With the concert “A Distant Land” / “Kauge maa” on 13 January we celebrate the 102nd birthday of composer Ester Mägi together with musicians from the other side of the globe. The Mägi Ensemble is a professional SA vocal ensemble that specializes in music from the Baltic region of Estonia, Latvia and Lithuania. Their aim is to perform and record music from these countries and promote new choral works from Baltic women composers.
Interview with the conductor of the Mägi Ensemble Heather MacLaughlin Garbes
Where did your relationship with Estonian music begin, and can you describe what does it mean to you or what does it represent?
When I was a graduate student at the University of Washington, they were just developing a Baltic Choral Music collection and I was the gradaute student that was chosen to work on this project. As I listened to the recordings and looked at the notes, I became more and more interested in the music and the tradition that is came from. For me, there is deep meaning to many of the Estonian songs that goes beyond just the text that is on the page and the relationship of that deep meaning with how the composer interprets it is what continues to interest me in Estonian music.
Do you have any piece by Arvo Pärt that has a special meaning for you?
I’m sad that Pärt only wrote two pieces for treble choir! I would love to explore more of them and have the Mägi Ensemble study them. When I sit and think about it, Für Anna Maria s one of my favorite Pärt pieces. The longing suspensions of time are amazing and it brings a lump to my throat almost instantly. To take the time to breathe and appreciate the silence as much as the sound in a composition has a huge efffect on me.
Can you describe, what is it that fascinates you about Estonian language or how do you perceive it in music/singing?
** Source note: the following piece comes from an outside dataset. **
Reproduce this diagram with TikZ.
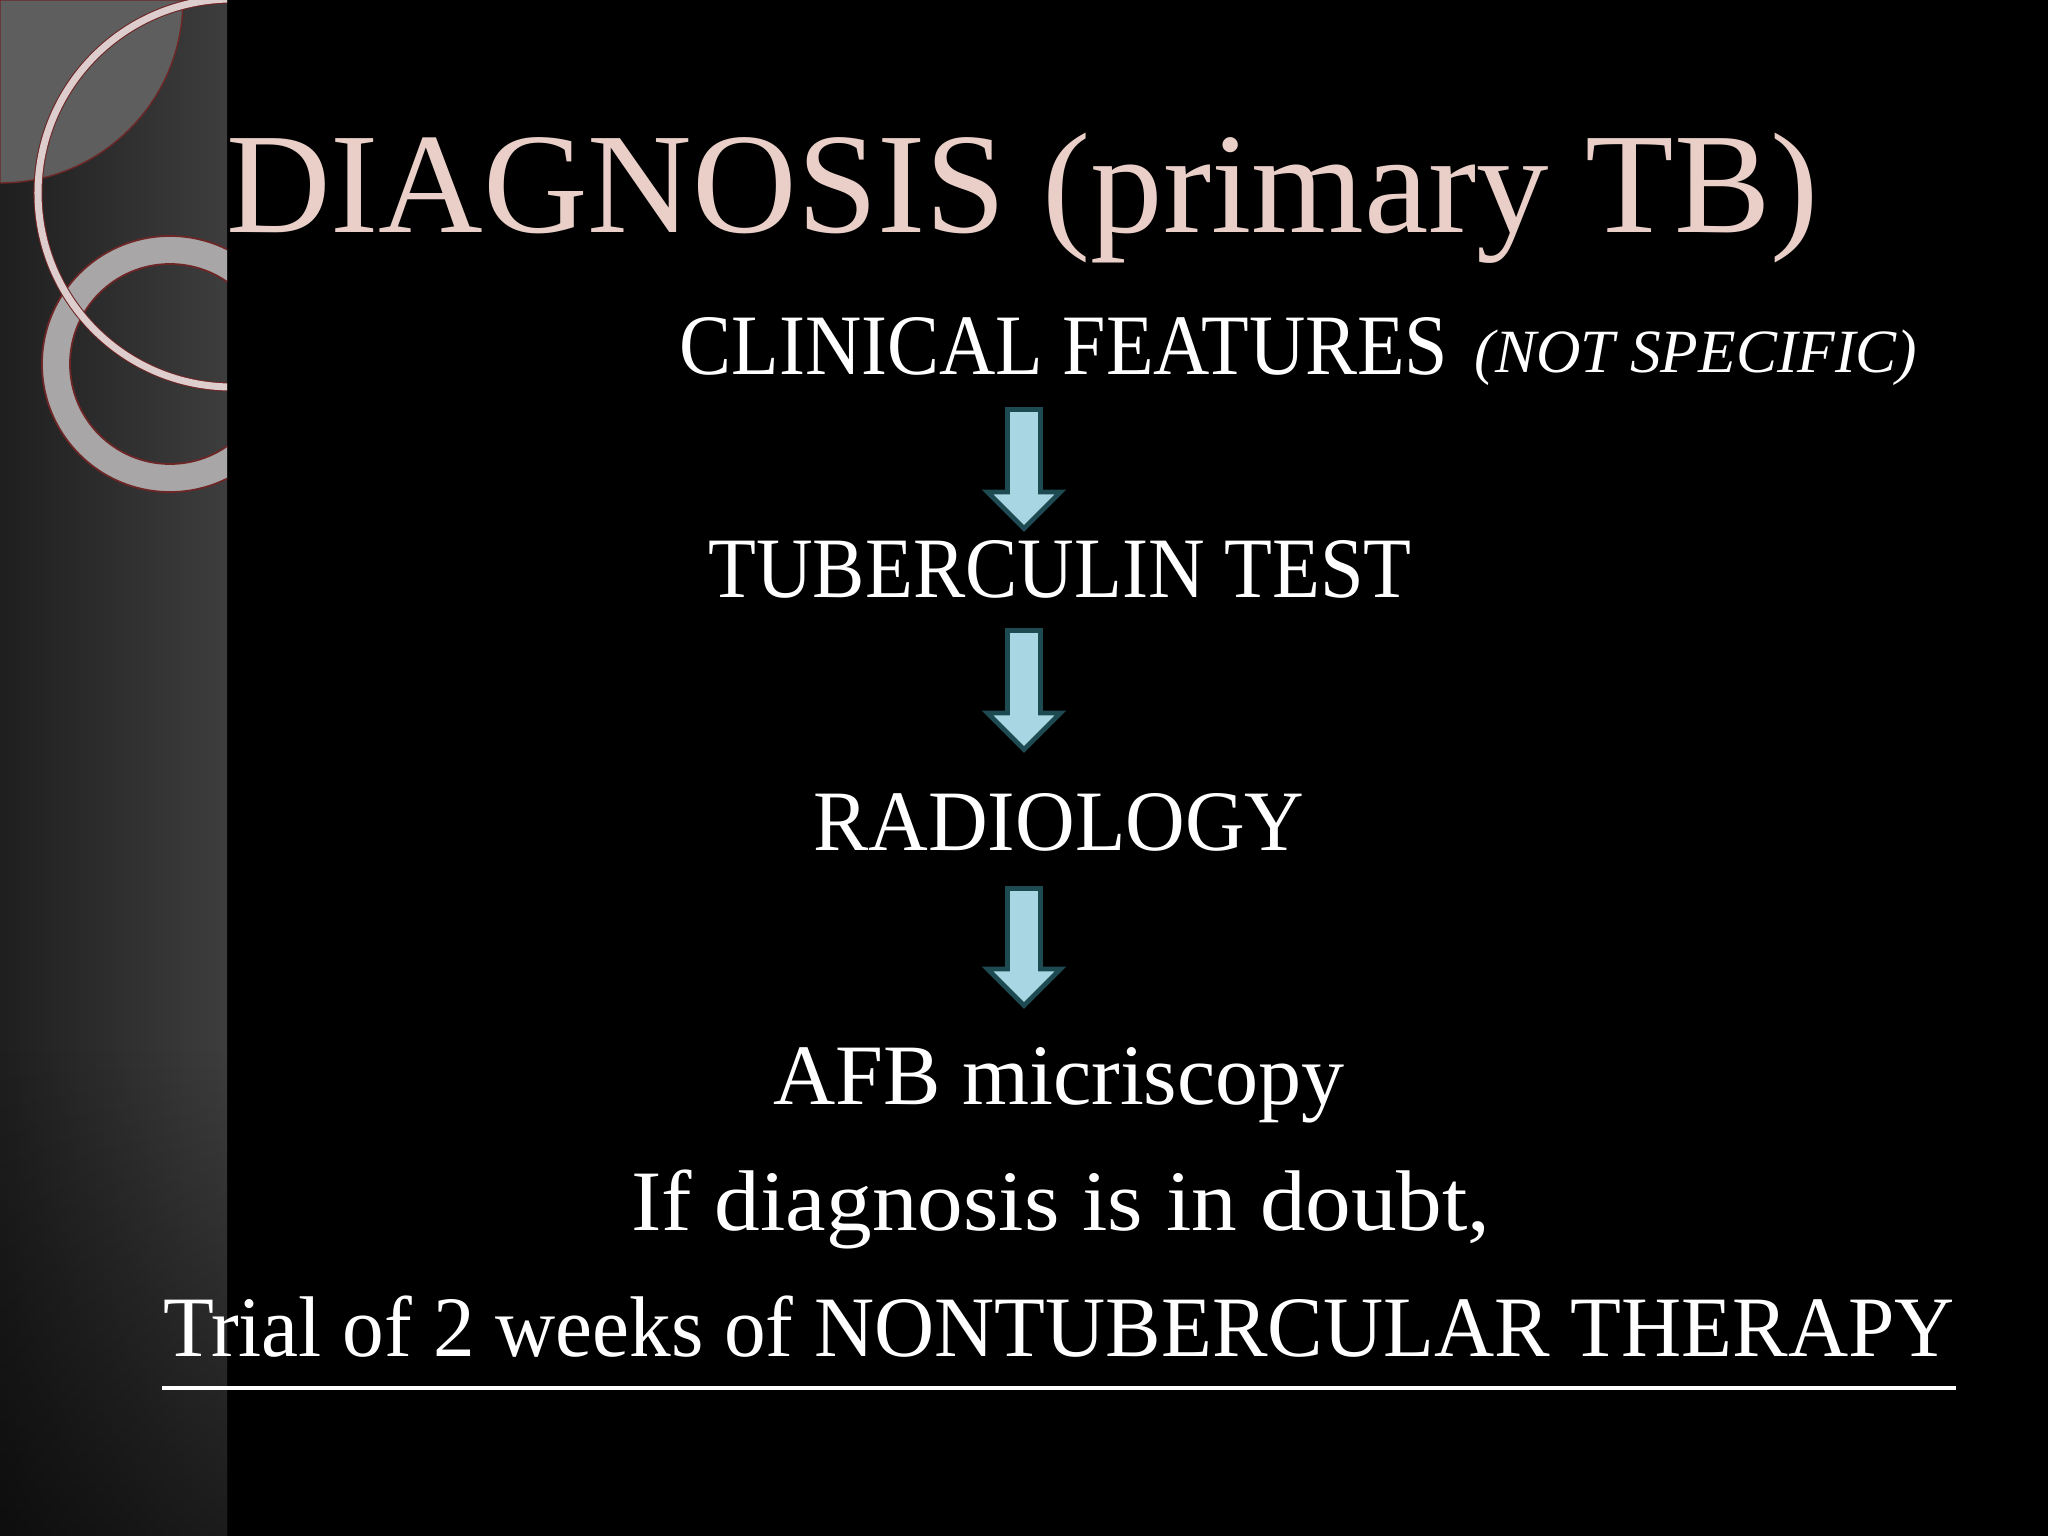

The Estonian language is so wonderful to sing because of all of the vowels, but it is also a challenge because of all of the vowels! We have many discussions about how to sing two vowels on a sustained long note and continue to ask Estonian speakers regularly about how they think we should sing it and we continue to get many different answers! There is also a cadence and phrasing to the Estonian language when it is spoken that I am continually learning more about each year.
How do you feel the audiences in the U.S react to Mägi Ensemble’s specific niche? D you perform similar programs also around U.S, how does the audience take it?
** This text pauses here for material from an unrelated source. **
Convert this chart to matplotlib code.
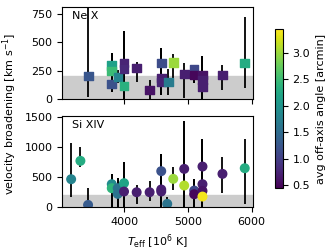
import matplotlib.pyplot as plt
import matplotlib as mpl
import numpy as np

# Ne X (squares)
ne_teff = [3442, 3808, 3808, 3808, 3906, 4000, 4000, 4000, 4198, 4401, 4583, 4583, 4583,
           4693, 4771, 4943, 5099, 5099, 5229, 5229, 5229, 5542, 5891]
ne_vel = [203, 293, 247, 132, 195, 316, 265, 115, 274, 79, 318, 186, 150,
          150, 322, 220, 265, 212, 212, 168, 106, 212, 318]
ne_lo = [20, 62, 62, 62, 140, -50, -50, -50, 150, 0, 35, 35, 35,
         35, 185, 5, 145, 145, 0, 0, 0, 79, 97]
ne_hi = [810, 406, 406, 406, 260, 600, 600, 600, 326, 165, 450, 450, 450,
         265, 400, 315, 280, 280, 380, 380, 380, 300, 724]
ne_ang = [1.25, 2.15, 2.5, 1.2, 1.8, 0.75, 0.8, 2.35, 0.7, 0.6, 1.15, 0.7, 0.75,
          1.7, 3.0, 0.7, 1.1, 0.5, 0.6, 0.7, 0.7, 0.7, 2.3]

# Si XIV (circles)
si_teff = [3172, 3317, 3437, 3808, 3808, 3901, 3901, 4000, 4000, 4198, 4401, 4583, 4583, 4583,
           4677, 4771, 4943, 4943, 5099, 5099, 5229, 5229, 5229, 5229, 5542, 5891]
si_vel = [461, 767, 33, 378, 311, 311, 217, 395, 256, 244, 244, 595, 290, 256,
          50, 467, 633, 356, 272, 211, 672, 378, 267, 172, 550, 644]
si_lo = [162, 672, -50, -50, -50, -50, -50, -50, -50, 50, 94, -50, -50, -50,
         -50, 283, -50, -50, -50, -50, -50, -50, -50, -50, 228, 50]
si_hi = [1061, 1005, 317, 550, 550, 483, 483, 744, 744, 367, 433, 878, 878, 878,
         170, 672, 1433, 1433, 467, 467, 1128, 1128, 1128, 1128, 828, 1128]
si_ang = [1.8, 2.3, 1.3, 1.9, 2.4, 1.6, 1.6, 2.2, 0.7, 0.7, 0.7, 1.2, 0.7, 0.7,
          1.6, 3.0, 0.7, 3.1, 1.1, 0.5, 0.7, 0.7, 0.6, 3.4, 0.7, 2.3]

vmin, vmax = 0.45, 3.45
plt.rcParams['font.size'] = 8

fig = plt.figure(figsize=(3.32, 2.52), dpi=100)
ax1 = fig.add_axes([0.187, 0.607, 0.575, 0.365])
ax2 = fig.add_axes([0.187, 0.179, 0.575, 0.361], sharex=ax1)
cax = fig.add_axes([0.828, 0.254, 0.024, 0.631])

panels = [(ax1, ne_teff, ne_vel, ne_lo, ne_hi, ne_ang, 's', 'Ne X'),
          (ax2, si_teff, si_vel, si_lo, si_hi, si_ang, 'o', 'Si XIV')]
for ax, t, v, lo, hi, ang, mk, name in panels:
    t = np.array(t)
    v = np.array(v)
    err = [v - np.array(lo), np.array(hi) - v]
    ax.axhspan(0, 200, color='0.8', zorder=0)
    ax.errorbar(t, v, yerr=err, fmt='none', ecolor='black', elinewidth=1.3, zorder=1)
    ax.scatter(t, v, c=ang, cmap='viridis', vmin=vmin, vmax=vmax, marker=mk, s=38, zorder=2)
    ax.text(0.05, 0.9, name, transform=ax.transAxes, va='center')

ax1.set_xlim(3030, 6020)
ax1.set_ylim(0, 810)
ax1.set_yticks([0, 250, 500, 750])
ax2.set_ylim(0, 1515)
ax2.set_yticks([0, 500, 1000, 1500])
ax2.set_xticks([4000, 5000, 6000])
ax1.tick_params(labelbottom=False)
ax2.set_xlabel(r'$T_{\rm eff}$ [10$^6$ K]')
fig.text(0.03, 0.55, r'velocity broadening [km s$^{-1}$]', rotation=90, va='center', ha='center')

sm = mpl.cm.ScalarMappable(norm=mpl.colors.Normalize(vmin, vmax), cmap='viridis')
cb = fig.colorbar(sm, cax=cax)
cb.set_ticks([0.5, 1.0, 1.5, 2.0, 2.5, 3.0])
cb.set_label('avg off-axis angle [arcmin]')

fig.savefig('out.png', dpi=100)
We are definitely a specific niche and it is sometimes hard to get people to attend our concerts initially because they don’t know what style the music will be. Many choirs in Seattle sing Renaissance and Classical repertoire and some also pair Renaissance with Contemporary pieces, so we are quite unusual in that way. There is an interest in Baltic composers for many of the choirs in Seattle and they will sing 1-2 songs, but we are the only ensemble that sings an all-Baltic program exclusively. Once audiences hear us, then they want to come to our future concerts, but it is getting them to their first performance that is our goal!
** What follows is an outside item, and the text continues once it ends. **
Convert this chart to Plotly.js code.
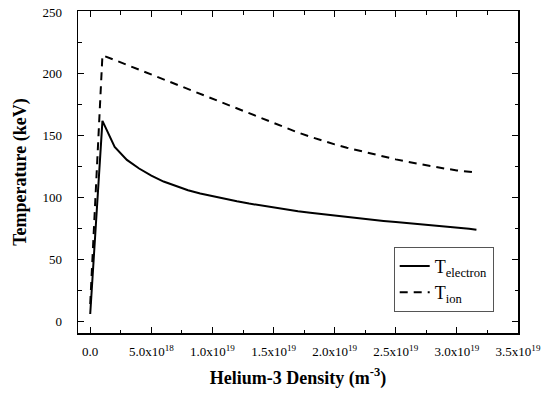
<!DOCTYPE html>
<html>
<head>
<meta charset="utf-8">
<script src="https://cdn.plot.ly/plotly-3.0.1.min.js"></script>
<style>html,body{margin:0;padding:0;background:#fff;}#chart{width:541px;height:393px;}</style>
</head>
<body>
<div id="chart"></div>
<script>
// Helium-3 density (m^-3)
const densityElectron = [0, 1e18, 2e18, 3e18, 4e18, 5e18, 6e18, 7e18, 8e18, 9e18, 1e19,
  1.1e19, 1.2e19, 1.3e19, 1.4e19, 1.5e19, 1.6e19, 1.7e19, 1.8e19, 1.9e19, 2e19,
  2.1e19, 2.2e19, 2.3e19, 2.4e19, 2.5e19, 2.6e19, 2.7e19, 2.8e19, 2.9e19, 3e19, 3.1e19, 3.16e19];
const tElectron = [6, 162, 141, 130.5, 123.5, 117.8, 113, 109.2, 106, 103.3, 101,
  98.9, 97, 95.2, 93.5, 91.9, 90.4, 89, 87.7, 86.5, 85.3,
  84.2, 83.1, 82.1, 81.1, 80.2, 79.4, 78.5, 77.6, 76.7, 75.7, 74.8, 74];
const densityIon = [0, 1e18, 2e18, 3e18, 4e18, 5e18, 6e18, 7e18, 8e18, 9e18, 1e19,
  1.1e19, 1.2e19, 1.3e19, 1.4e19, 1.5e19, 1.6e19, 1.7e19, 1.8e19, 1.9e19, 2e19,
  2.1e19, 2.2e19, 2.3e19, 2.4e19, 2.5e19, 2.6e19, 2.7e19, 2.8e19, 2.9e19, 3e19, 3.1e19, 3.16e19];
const tIon = [14, 215, 211.2, 207.3, 203.4, 199.5, 195.6, 191.7, 187.9, 184.1, 180.2,
  176.3, 172.3, 168.2, 164.1, 160.1, 156.2, 152.6, 149.2, 146, 143,
  140.3, 137.8, 135.4, 133.1, 130.9, 128.9, 127, 125.2, 123.5, 122, 120.8, 120.2];

const xTickVals = [0, 5e18, 1e19, 1.5e19, 2e19, 2.5e19, 3e19, 3.5e19];
const xTickText = ['0.0', '5.0x10<sup>18</sup>', '1.0x10<sup>19</sup>', '1.5x10<sup>19</sup>',
  '2.0x10<sup>19</sup>', '2.5x10<sup>19</sup>', '3.0x10<sup>19</sup>', '3.5x10<sup>19</sup>'];
const yTickVals = [0, 50, 100, 150, 200, 250];
const xMinorVals = [2.5e18, 7.5e18, 1.25e19, 1.75e19, 2.25e19, 2.75e19, 3.25e19];
const yMinorVals = [25, 75, 125, 175, 225];

const serif = 'Liberation Serif';

const traces = [
  {x: densityElectron, y: tElectron, type: 'scatter', mode: 'lines',
   name: 'T<sub>electron</sub>', line: {color: '#000', width: 2}},
  {x: densityIon, y: tIon, type: 'scatter', mode: 'lines',
   name: 'T<sub>ion</sub>', line: {color: '#000', width: 2, dash: '8px,6px'}}
];

const layout = {
  width: 541, height: 393,
  margin: {l: 78, r: 23, t: 11, b: 60},
  paper_bgcolor: '#fff', plot_bgcolor: '#fff',
  font: {family: serif, color: '#000', size: 13},
  showlegend: true,
  legend: {x: 0.7175, y: 0.268, xanchor: 'left', yanchor: 'top',
    bordercolor: '#555', borderwidth: 1, bgcolor: '#fff',
    font: {family: serif, size: 18, color: '#000'}, tracegroupgap: 0},
  xaxis: {
    range: [-1.0e18, 3.5e19], showgrid: false, zeroline: false,
    showline: true, linecolor: '#000', linewidth: 1.5, mirror: 'ticks',
    ticks: 'inside', ticklen: 6, tickwidth: 1, tickcolor: '#000',
    tickmode: 'array', tickvals: xTickVals, ticktext: xTickText,
    tickfont: {family: serif, size: 13}, ticklabelstandoff: 6,
    minor: {tickmode: 'array', tickvals: xMinorVals,
      ticks: 'inside', ticklen: 3.5, tickwidth: 1, tickcolor: '#000', showgrid: false},
    title: {text: '<b>Helium-3 Density (m<sup>-3</sup>)</b>', font: {family: serif, size: 18}, standoff: 13}
  },
  yaxis: {
    range: [-9.4, 250.8], showgrid: false, zeroline: false,
    showline: true, linecolor: '#000', linewidth: 1.5, mirror: 'ticks',
    ticks: 'inside', ticklen: 6, tickwidth: 1, tickcolor: '#000',
    tickmode: 'array', tickvals: yTickVals,
    tickfont: {family: serif, size: 13}, ticklabelstandoff: 12,
    minor: {tickmode: 'array', tickvals: yMinorVals,
      ticks: 'inside', ticklen: 3.5, tickwidth: 1, tickcolor: '#000', showgrid: false},
    title: {text: '<b>Temperature (keV)</b>', font: {family: serif, size: 18}, standoff: 11}
  }
};

Plotly.newPlot('chart', traces, layout, {staticPlot: true, displayModeBar: false});
</script>
</body>
</html>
What is your personal most special experience connected to Estonia?
My times spent with Ester Mägi hold a huge place in my heart, but I have also met so many wonderful people throughout my time visiting here and they have been so helpful with sharing their stories and experiences as well as inviting me to experience special events. I also have fond memories of each of the times the Mägi Ensemble has come to Estonia with watching the singers learn more about the history and traditions through experiencing them.
You have been coming here for more than 20 years already. How or what have you noticed has changed during this period?
So much has changed! I am very thankful that I was able to come back in the early 2000s to experience that time of change and development. There are so many new and exciting neighborhoods, the food/restaurant scene is amazing and the reuse of the old buildings into fun bookstores, coffee shops and performance spaces is inspiring.